[WRITTEN REQUEST]
Without the pictures, print the lines running from the beginning of the material to the line containing "from matplotlib.ticker import FixedLocator", both ends included.
○ ○ ○ ○ ○
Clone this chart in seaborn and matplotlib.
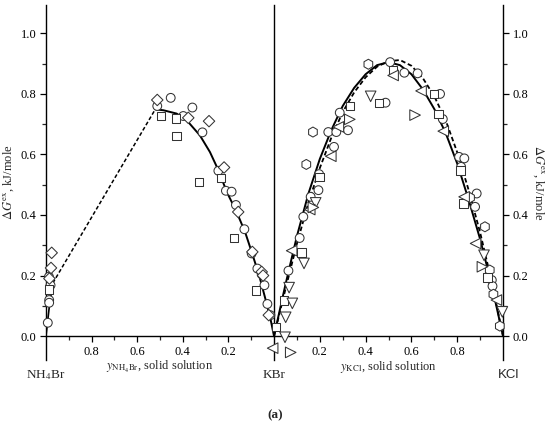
import pandas as pd
import seaborn as sns
import matplotlib.pyplot as plt
from matplotlib.ticker import FixedLocator

# ---- data ----
# left part: NH4Br - KBr (x = y_NH4Br, axis runs 1 -> 0)
left_circle_x = [0.992, 0.986, 0.986, 0.980, 0.987, 0.512, 0.453, 0.398, 0.358, 0.314,
                 0.244, 0.211, 0.186, 0.167, 0.130, 0.098, 0.073, 0.054, 0.042, 0.029, 0.016]
left_circle_y = [0.044, 0.119, 0.110, 0.168, 0.196, 0.760, 0.787, 0.727, 0.755, 0.673,
                 0.546, 0.480, 0.477, 0.433, 0.353, 0.273, 0.223, 0.204, 0.168, 0.106, 0.069]
left_square_x = [0.987, 0.496, 0.431, 0.427, 0.328, 0.232, 0.175, 0.080]
left_square_y = [0.154, 0.728, 0.719, 0.662, 0.508, 0.523, 0.325, 0.150]
left_diamond_x = [0.975, 0.978, 0.985, 0.512, 0.376, 0.285, 0.219, 0.157, 0.095, 0.054, 0.048, 0.023]
left_diamond_y = [0.275, 0.225, 0.190, 0.780, 0.721, 0.710, 0.557, 0.410, 0.278, 0.212, 0.200, 0.069]
left_tri_x = [0.006]
left_tri_y = [-0.040]

left_fit_x = [0.52, 0.485, 0.427, 0.383, 0.325, 0.281, 0.244, 0.207, 0.164, 0.127,
              0.098, 0.065, 0.035, 0.015, 0.0]
left_fit_y = [0.749, 0.746, 0.735, 0.713, 0.663, 0.608, 0.548, 0.476, 0.410, 0.344,
              0.278, 0.200, 0.115, 0.055, 0.0]
left_edge_x = [1.0, 0.985, 0.970]
left_edge_y = [0.0, 0.10, 0.175]
left_dash_x = [0.970, 0.520]
left_dash_y = [0.175, 0.750]

# right part: KBr - KCl (x = y_KCl)
right_circle_x = [0.063, 0.112, 0.128, 0.160, 0.194, 0.197, 0.237, 0.262, 0.272, 0.287,
                  0.323, 0.487, 0.507, 0.569, 0.627, 0.725, 0.737, 0.808, 0.831, 0.817,
                  0.878, 0.885, 0.951, 0.954]
right_circle_y = [0.216, 0.324, 0.394, 0.460, 0.482, 0.535, 0.674, 0.625, 0.674, 0.738,
                  0.680, 0.771, 0.905, 0.870, 0.868, 0.800, 0.717, 0.592, 0.587, 0.559,
                  0.427, 0.471, 0.185, 0.165]
right_hex_x = [0.141, 0.170, 0.412, 0.856, 0.921, 0.942, 0.958, 0.986]
right_hex_y = [0.567, 0.674, 0.898, 0.457, 0.361, 0.218, 0.138, 0.033]
right_square_x = [0.008, 0.044, 0.120, 0.199, 0.331, 0.459, 0.520, 0.700, 0.718, 0.815, 0.827, 0.932]
right_square_y = [0.030, 0.117, 0.276, 0.525, 0.759, 0.771, 0.880, 0.800, 0.733, 0.547, 0.438, 0.193]
right_down_x = [0.048, 0.051, 0.080, 0.066, 0.131, 0.182, 0.422, 0.917, 0.997]
right_down_y = [-0.004, 0.062, 0.108, 0.160, 0.240, 0.440, 0.792, 0.267, 0.080]
right_left_x = [0.077, 0.156, 0.248, 0.281, 0.520, 0.642, 0.739, 0.830, 0.880, 0.971]
right_left_y = [0.282, 0.418, 0.594, 0.691, 0.861, 0.810, 0.677, 0.460, 0.306, 0.119]
right_right_x = [0.073, 0.172, 0.331, 0.616, 0.910]
right_right_y = [-0.054, 0.425, 0.716, 0.730, 0.229]

right_fit_x = [0.0, 0.05, 0.1, 0.15, 0.2, 0.25, 0.3, 0.35, 0.4, 0.45, 0.5,
               0.55, 0.6, 0.65, 0.7, 0.75, 0.8, 0.85, 0.9, 0.95, 1.0]
right_fit_y = [0.0, 0.17, 0.33, 0.47, 0.585, 0.68, 0.76, 0.82, 0.865, 0.895, 0.905,
               0.895, 0.865, 0.815, 0.75, 0.67, 0.57, 0.45, 0.32, 0.17, 0.0]
right_dash_y = [0.0, 0.155, 0.305, 0.44, 0.555, 0.655, 0.74, 0.805, 0.855, 0.89, 0.908,
                0.912, 0.893, 0.852, 0.792, 0.712, 0.607, 0.482, 0.342, 0.182, 0.0]

def points(groups):
    rows = []
    for kind, xs, ys in groups:
        rows += [{"x": a, "y": b, "kind": kind} for a, b in zip(xs, ys)]
    return pd.DataFrame(rows)

left_df = points([("circle", left_circle_x, left_circle_y),
                  ("square", left_square_x, left_square_y),
                  ("diamond", left_diamond_x, left_diamond_y),
                  ("tri_left", left_tri_x, left_tri_y)])
right_df = points([("circle", right_circle_x, right_circle_y),
                   ("hexagon", right_hex_x, right_hex_y),
                   ("square", right_square_x, right_square_y),
                   ("tri_down", right_down_x, right_down_y),
                   ("tri_left", right_left_x, right_left_y),
                   ("tri_right", right_right_x, right_right_y)])

marker_map = {"circle": "o", "square": "s", "diamond": "D", "hexagon": "h",
              "tri_down": "v", "tri_left": "<", "tri_right": ">"}
# triangles and hexagons look smaller than circles at the same area
size_map = {"circle": 40, "square": 36, "diamond": 34, "hexagon": 52,
            "tri_down": 58, "tri_left": 58, "tri_right": 58}

sns.set_style("ticks")
plt.rcParams["font.family"] = ["Liberation Serif", "DejaVu Serif"]
plt.rcParams["mathtext.fontset"] = "stix"

fig = plt.figure(figsize=(5.5, 4.23), dpi=100)
ax1 = fig.add_axes([0.0836, 0.149, 0.4146, 0.839])
ax2 = fig.add_axes([0.4982, 0.149, 0.4164, 0.839], sharey=ax1)
ax1.set_facecolor("none")
ax2.set_facecolor("none")

# curves
line_kw = dict(color="black", sort=False, estimator=None, legend=False)
sns.lineplot(x=left_fit_x, y=left_fit_y, ax=ax1, lw=1.4, **line_kw)
sns.lineplot(x=left_edge_x, y=left_edge_y, ax=ax1, lw=1.2, **line_kw)
sns.lineplot(x=left_dash_x, y=left_dash_y, ax=ax1, lw=1.1,
             linestyle=(0, (2.5, 1.5)), **line_kw)
sns.lineplot(x=right_fit_x, y=right_fit_y, ax=ax2, lw=1.4, **line_kw)
sns.lineplot(x=right_fit_x, y=right_dash_y, ax=ax2, lw=1.3,
             linestyle=(0, (2.5, 1.5)), **line_kw)

# experimental points
for ax, df in ((ax1, left_df), (ax2, right_df)):
    sns.scatterplot(data=df, x="x", y="y", style="kind", markers=marker_map,
                    size="kind", sizes=size_map,
                    color="white", edgecolor="#333333", linewidth=0.75,
                    legend=False, zorder=3, ax=ax)
    for coll in ax.collections:
        coll.set_clip_on(False)

ylab = r"$\Delta G^{\mathrm{ex}}$, kJ/mole"
yt = [0.0, 0.2, 0.4, 0.6, 0.8, 1.0]
ymin = [0.1, 0.3, 0.5, 0.7, 0.9]

# left axis (reversed)
ax1.set_xlim(1.0, 0.0)
ax1.set_ylim(-0.079, 1.0935)
ax1.spines["top"].set_visible(False)
ax1.spines["bottom"].set_position(("data", 0))
ax1.set_xticks([0.8, 0.6, 0.4, 0.2])
ax1.set_xticklabels(["0.8", "0.6", "0.4", "0.2"])
ax1.xaxis.set_minor_locator(FixedLocator([0.9, 0.7, 0.5, 0.3, 0.1]))
ax1.set_yticks(yt)
ax1.set_yticklabels([f"{v:.1f}" for v in yt])
ax1.yaxis.set_minor_locator(FixedLocator(ymin))
ax1.set_ylabel(ylab, fontsize=9, labelpad=3)
ax1.set_xlabel(r"$y_{\mathrm{NH_4Br}}$, solid solution", fontsize=9, labelpad=1)

# right axis
ax2.set_xlim(0.0, 1.0)
ax2.spines["top"].set_visible(False)
ax2.spines["left"].set_visible(False)
ax2.spines["bottom"].set_position(("data", 0))
ax2.yaxis.tick_right()
ax2.yaxis.set_label_position("right")
ax2.set_xticks([0.2, 0.4, 0.6, 0.8])
ax2.set_xticklabels(["0.2", "0.4", "0.6", "0.8"])
ax2.xaxis.set_minor_locator(FixedLocator([0.1, 0.3, 0.5, 0.7, 0.9]))
ax2.yaxis.set_minor_locator(FixedLocator(ymin))
ax2.set_ylabel(ylab, fontsize=9, rotation=270, labelpad=12)
ax2.set_xlabel(r"$y_{\mathrm{KCl}}$, solid solution", fontsize=9, labelpad=1)

for ax in (ax1, ax2):
    for sp in ax.spines.values():
        sp.set_linewidth(1.0)
        sp.set_color("black")
    ax.tick_params(which="major", direction="out", length=4, width=0.9,
                   labelsize=9, colors="black", pad=3)
    ax.tick_params(which="minor", direction="out", length=3, width=0.9)
ax2.tick_params(axis="y", which="both", left=False)

# component labels
ax1.text(1.0, -0.13, r"NH$_4$Br", ha="center", va="center", fontsize=9.5)
ax1.text(0.0, -0.13, "KBr", ha="center", va="center", fontsize=9.5)
ax2.text(1.025, -0.13, "KCl", ha="center", va="center", fontsize=9.5,
         family=["Liberation Sans", "DejaVu Sans"])
fig.text(0.5, 0.019, "(a)", ha="center", va="center", fontsize=9.5, fontweight="bold")

fig.savefig("out.png", dpi=100)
○ ○ ○ ○ ○
[RESPONSE TO THE EXERCISE]
Clone this chart in seaborn and matplotlib.
import pandas as pd
import seaborn as sns
import matplotlib.pyplot as plt
from matplotlib.ticker import FixedLocator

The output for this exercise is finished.